To go online on this mode, you will need a Wi-Fi, LAN, DSL connection—I had trouble getting it to work on the Tata Photon. You can always use data cards by switching over to the Windows OS. But on Wi-Fi – you can always plug in your data card into a router – the QS mode works like a dream.
Even without the QS, the S10-3s is a good netbook, certainly the most stylish in this price range. It is a tad smaller than regular netbooks and weighs just 1.1 kg with the 3-cell battery. It comes with an Intel Atom N450 processor, up to 2GB DDR2 memory, 240 GB storage, three USB ports and a 5-in-1 card reader. The all-white full-size keyboard is among the best I have seen in a non-Mac laptop and has an ease-of-use factor only people who spend over 10 hours a day in front of computers will be able to describe. The S10-3s has built-in protection against drops and falls as well as a one-touch backup button.
To make space for the keyboard, the speakers have been pushed under the body, which muffles the sounds to a great extent. As the netbook has a Dolby headphone certification, it is better to buy a good pair of earmuffs along with it. The touchpad is cool, but not multi-touch, so you will have to adjust a bit if you are used to pinching and flipping on your larger notebook. But, what all do you need for Rs 19,625?
Samsung N210: The N210 is also a Windows 7-based netbook. Once you boot up the OS, there is the option of switching to the Hyperspace mode, ideal if you just want to surf the Net, and maybe jot down some notes. This mode fulfills most of your computing needs provided there is a Wi-Fi connection for it to play around with. The main page has tabs to your favourite websites and pages, shortcuts to Realplayer, a browser and even a very handy notepad. It also gives you one-touch access to your mail accounts and social networking sites as well as news applications. You can also change the layout of the page, and add or remove shortcuts as needed.
Inside is an Intel Atom N450 processor, 160 GB storage, and 1 GB DDR2 SDRAM. The N210 comes with a full-size all-black keyboard and a touchpad with separate left-right clicks.

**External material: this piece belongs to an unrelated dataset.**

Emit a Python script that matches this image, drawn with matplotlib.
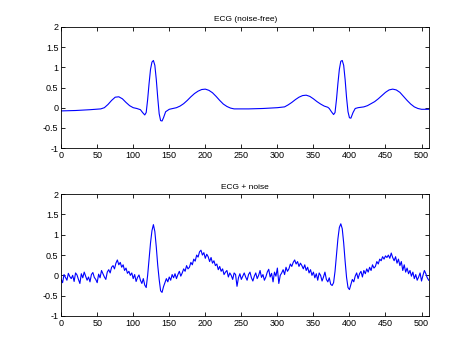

The speaker is among the best you will find in a netbook and gels well with the 10.1” display.
Though slightly on the heavier side at 1.34 kg, the N210 promises around 11 hours of juice. But there seems to be no one-touch access to the Hyperspace mode, which is actually a waste of a very good idea.
Then, the designers don’t seem to be all that good with buttons, for I had some serious trouble locating the main power button – good thing you only have to find it once. Overall a good buy for Rs 20,952.